Both require the custodian to calculate the net income attributable to the contribution using the same formula under federal regulations.6eCFR. 26 CFR 1.408-11 – Net Income Calculation for Returned or Recharacterized IRA Contributions The difference is what happens to that money afterward. With a recharacterization, the contribution and its earnings land in another tax-advantaged IRA — no tax hit, no penalty. With a return of excess, the earnings come out of the IRA and are taxable as income in the year the original contribution was made, and they may be subject to the 10% early withdrawal penalty if you’re under 59½.

Recharacterization is usually the better move when you’re eligible for the other IRA type, because your money stays in a tax-advantaged account. The return of excess is your fallback when recharacterization doesn’t solve the problem — for instance, if you exceeded the contribution limit across all IRAs combined, not just the wrong account type.

Watch for the Pro-Rata Rule

If you recharacterize a Roth contribution to a traditional IRA and the contribution is nondeductible (because your income is too high for the deduction), you’ve created basis in your traditional IRA. That basis creates a complication if you later try a backdoor Roth conversion — the IRS won’t let you convert only the nondeductible portion.
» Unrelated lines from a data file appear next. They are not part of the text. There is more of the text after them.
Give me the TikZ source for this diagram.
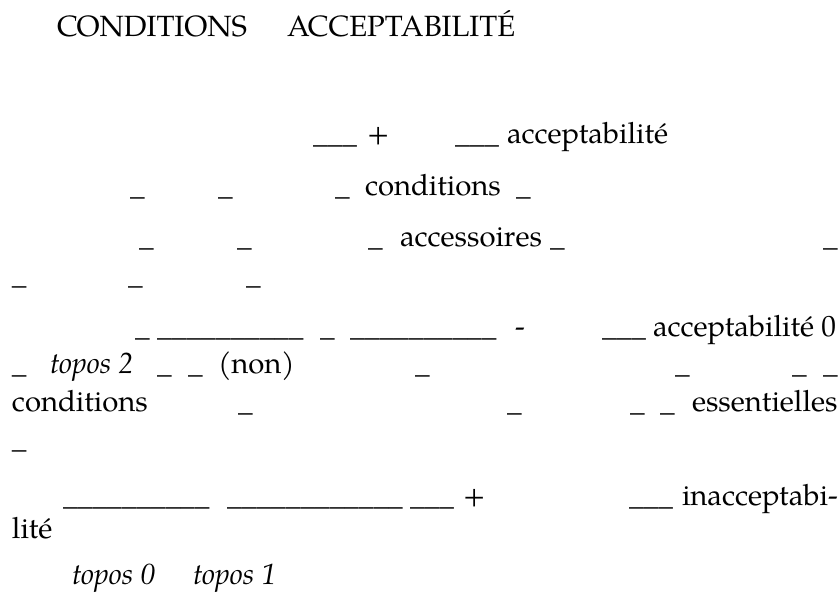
\documentclass[tikz,border=0pt]{standalone}
\usepackage{fontspec}
\setmainfont{TeX Gyre Pagella}
\begin{document}
\begin{tikzpicture}[x=1pt,y=-1pt,
  t/.style={anchor=base west, inner sep=0pt, outer sep=0pt, font=\fontsize{29.3}{35}\selectfont}]
\useasboundingbox[fill=white] (0,0) rectangle (840,594);
% line A
\node[t] (a1) at (57,37) {CONDITIONS};
\node[t] (a2) at (287,37) {ACCEPTABILITÉ};
% line B
\node[t] (b1) at (313,143) {\_\_\_};
\node[t] (b2) at (367,143) {+};
\node[t] (b3) at (455,143) {\_\_\_};
\node[t] (b4) at (507,143) {acceptabilité};
% line C
\node[t] (c1) at (130,195) {\_};
\node[t] (c2) at (218,195) {\_};
\node[t] (c3) at (335,195) {\_};
\node[t] (c4) at (365,195) {conditions};
\node[t] (c5) at (516,195) {\_};
% line D
\node[t] (d1) at (139,246) {\_};
\node[t] (d2) at (237,246) {\_};
\node[t] (d3) at (368,246) {\_};
\node[t] (d4) at (400,246) {accessoires};
\node[t] (d5) at (550,246) {\_};
\node[t] (d6) at (823,246) {\_};
% line E
\node[t] (e1) at (12,284) {\_};
\node[t] (e2) at (128,284) {\_};
\node[t] (e3) at (246,284) {\_};
% line F
\node[t] (f1) at (135,336) {\_};
\node[t] (f2) at (157,336) {\_\_\_\_\_\_\_\_\_\_};
\node[t] (f3) at (320,336) {\_};
\node[t] (f4) at (350,336) {\_\_\_\_\_\_\_\_\_\_};
\node[t] (f5) at (515,336) {-};
\node[t] (f6) at (602,336) {\_\_\_};
\node[t] (f7) at (653,336) {acceptabilité 0};
% line G
\node[t] (g1) at (12,373) {\_};
\node[t] (g2) at (50,373) {\textit{topos 2}};
\node[t] (g3) at (157,373) {\_};
\node[t] (g4) at (188,373) {\_};
\node[t] (g5) at (218,373) {(non)};
\node[t] (g6) at (415,373) {\_};
\node[t] (g7) at (675,373) {\_};
\node[t] (g8) at (792,373) {\_};
\node[t] (g9) at (823,373) {\_};
% line H
\node[t] (h1) at (12,411) {conditions};
\node[t] (h2) at (238,411) {\_};
\node[t] (h3) at (507,411) {\_};
\node[t] (h4) at (630,411) {\_};
\node[t] (h5) at (660,411) {\_};
\node[t] (h6) at (692,411) {essentielles};
% line I
\node[t] (i1) at (12,448) {\_};
% line J
\node[t] (j1) at (63,505) {\_\_\_\_\_\_\_\_\_\_};
\node[t] (j2) at (227,505) {\_\_\_\_\_\_\_\_\_\_\_\_};
\node[t] (j3) at (410,505) {\_\_\_};
\node[t] (j4) at (463,505) {+};
\node[t] (j5) at (629,505) {\_\_\_};
\node[t] (j6) at (682,505) {inacceptabi-};
% line K
\node[t] (k1) at (12,538) {lité};
% line L
\node[t] (l1) at (72,584) {\textit{topos 0}};
\node[t] (l2) at (193,584) {\textit{topos 1}};
\end{tikzpicture}
\end{document}
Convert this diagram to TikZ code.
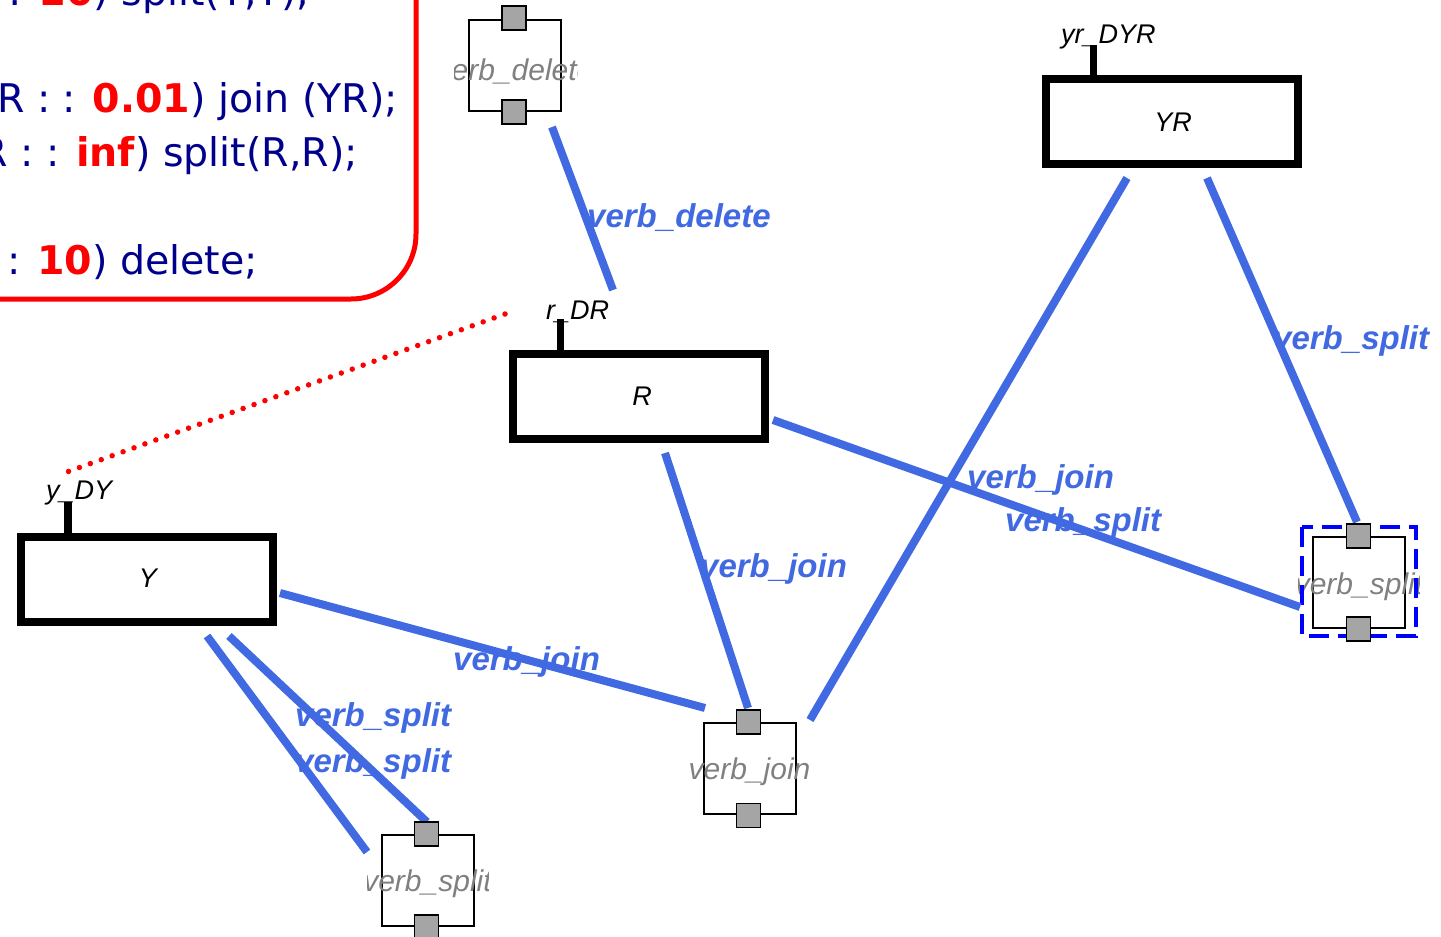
\documentclass[tikz,border=0pt]{standalone}
\usepackage{fontspec}
\setmainfont{DejaVu Sans}
\newfontfamily\labfont{Liberation Sans}
\definecolor{codeblue}{RGB}{0,0,140}
\definecolor{numred}{RGB}{255,0,0}
\definecolor{edgeblue}{RGB}{65,105,225}
\definecolor{portgray}{RGB}{165,165,165}
\definecolor{namegray}{RGB}{128,128,128}
\definecolor{selblue}{RGB}{0,0,255}

\tikzset{
  bigbox/.style={draw, line width=8pt, minimum width=252pt, minimum height=85pt, inner sep=0pt, fill=white},
  comp/.style={draw, line width=2pt, minimum width=92pt, minimum height=91pt, inner sep=0pt, fill=white},
  port/.style={draw, line width=1.6pt, fill=portgray, minimum size=24pt, inner sep=0pt},
  stub/.style={line width=7.5pt},
  flow/.style={draw=edgeblue, line width=8pt},
  flowlabel/.style={text=edgeblue, font=\labfont\bfseries\itshape\fontsize{33}{33}\selectfont, anchor=west, inner sep=0pt},
  tag/.style={font=\labfont\itshape\fontsize{27}{27}\selectfont, inner sep=0pt},
  compname/.style={text=namegray, font=\labfont\itshape\fontsize{30}{30}\selectfont, inner sep=0pt},
  codeline/.style={text=codeblue, font=\fontsize{39.5}{39.5}\selectfont, anchor=base east, inner sep=0pt},
}
\newcommand{\numtxt}[1]{\textcolor{numred}{\bfseries #1}}

\begin{document}
\begin{tikzpicture}[x=1pt, y=-1pt]
\useasboundingbox (0,0) rectangle (1441,937);
\clip (0,0) rectangle (1441,937);

% ---- rate definitions panel ----
\draw[numred, line width=5pt, rounded corners=65pt] (-120,-120) rectangle (416,299);
\node[codeline] (c1) at (310,5) {: \numtxt{10}) split(Y,Y);};
\node[codeline] (c2) at (398,112) {R : : \numtxt{0.01}) join (YR);};
\node[codeline] (c3) at (358,166) {R : : \numtxt{inf}) split(R,R);};
\node[codeline] (c4) at (258,274) {: \numtxt{10}) delete;};

% ---- species boxes ----
\node[bigbox] (YR) at (1172,121.5) {};
\node[bigbox] (R)  at (639,396.5) {};
\node[bigbox] (Y)  at (146.5,579.5) {};
\node[tag] (YRt) at (1173,122) {YR};
\node[tag] (Rt)  at (642,396) {R};
\node[tag] (Yt)  at (148,578) {Y};

% species tags with their stubs
\node[tag, anchor=west] (YRd) at (1061,37) {yr\_DYR};
\node[tag, anchor=west] (Rd)  at (546,312) {r\_DR};
\node[tag, anchor=west] (Yd)  at (46,493) {y\_DY};
\draw[stub] (1093.5,45) -- (YR.north -| 1093.5,0);
\draw[stub] (560.5,319) -- (R.north -| 560.5,0);
\draw[stub] (68,502) -- (Y.north -| 68,0);

% ---- reaction components ----
\node[comp] (vd) at (515,65) {};
\node[comp] (vj) at (749.5,768.5) {};
\node[comp] (vs) at (427.5,880) {};
\node[comp] (vr) at (1359,582) {};

\begin{scope}
  \clip (454,30) rectangle (577,100);
  \node[compname] (vdn) at (515,71) {verb\_delete};
\end{scope}
\begin{scope}
  \clip (689,733) rectangle (811,804);
  \node[compname] (vjn) at (749.5,772) {verb\_join};
\end{scope}
\begin{scope}
  \clip (367,845) rectangle (488,915);
  \node[compname] (vsn) at (427.5,884) {verb\_split};
\end{scope}
\begin{scope}
  \clip (1298,547) rectangle (1419,617);
  \node[compname] (vrn) at (1359,587) {verb\_split};
\end{scope}

% selection frame
\draw[selblue, line width=4pt, dash pattern=on 20pt off 9pt] (1302,527) rectangle (1416,636);

% ---- connector end points ----
\coordinate (e1a) at (552,127);   \coordinate (e1b) at (613,290);
\coordinate (e2a) at (1207,178);  \coordinate (e2b) at (1357,522);
\coordinate (e3a) at (1127,178);  \coordinate (e3b) at (810,720);
\coordinate (e4a) at (773,420);   \coordinate (e4b) at (1300,607);
\coordinate (e5a) at (665,453);   \coordinate (e5b) at (748,708);
\coordinate (e6a) at (280,593);   \coordinate (e6b) at (705,708);
\coordinate (e7a) at (207,636);   \coordinate (e7b) at (367,852);
\coordinate (e8a) at (229,636);   \coordinate (e8b) at (427,822);
\coordinate (d1) at (505,314);    \coordinate (d2) at (67,472);

% ---- connectors ----
\draw[flow] (e1a) -- (e1b);
\draw[flow] (e2a) -- (e2b);
\draw[flow] (e3a) -- (e3b);
\draw[flow] (e4a) -- (e4b);
\draw[flow] (e5a) -- (e5b);
\draw[flow] (e6a) -- (e6b);
\draw[flow] (e7a) -- (e7b);
\draw[flow] (e8a) -- (e8b);
\draw[numred, line width=5.5pt, line cap=round, dash pattern=on 0pt off 11.6pt] (d1) -- (d2);

% ports on top of the connectors
\node[port] (vdp1) at (514,18) {};
\node[port] (vdp2) at (514,112) {};
\node[port] (vjp1) at (748.5,722) {};
\node[port] (vjp2) at (748.5,815.5) {};
\node[port] (vsp1) at (426.5,834) {};
\node[port] (vsp2) at (426.5,927) {};
\node[port] (vrp1) at (1358.5,536) {};
\node[port] (vrp2) at (1358.5,629) {};

% ---- connector labels ----
\node[flowlabel] (l1) at (587,218) {verb\_delete};
\node[flowlabel] (l2) at (1273,341) {verb\_split};
\node[flowlabel] (l3) at (967,480) {verb\_join};
\node[flowlabel] (l4) at (1005,523) {verb\_split};
\node[flowlabel] (l5) at (700,569) {verb\_join};
\node[flowlabel] (l6) at (453,662) {verb\_join};
\node[flowlabel] (l7) at (295,718) {verb\_split};
\node[flowlabel] (l8) at (295,764) {verb\_split};
\end{tikzpicture}
\end{document}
Instead, every conversion is treated as coming proportionally from both your deductible and nondeductible balances across all your traditional IRAs. The higher your total traditional IRA balance, the more tax you’ll owe on each conversion.

This isn’t a reason to avoid recharacterizing, but it’s something to think through before you do. If you have significant pre-tax money in traditional IRAs and plan to use the backdoor Roth strategy, recharacterizing a Roth contribution into that same pool can make the math work against you. In that situation, removing the excess contribution or simply paying the 6% penalty for one year while you work on reducing the balance may cost less overall. A tax professional can run the numbers for your specific situation.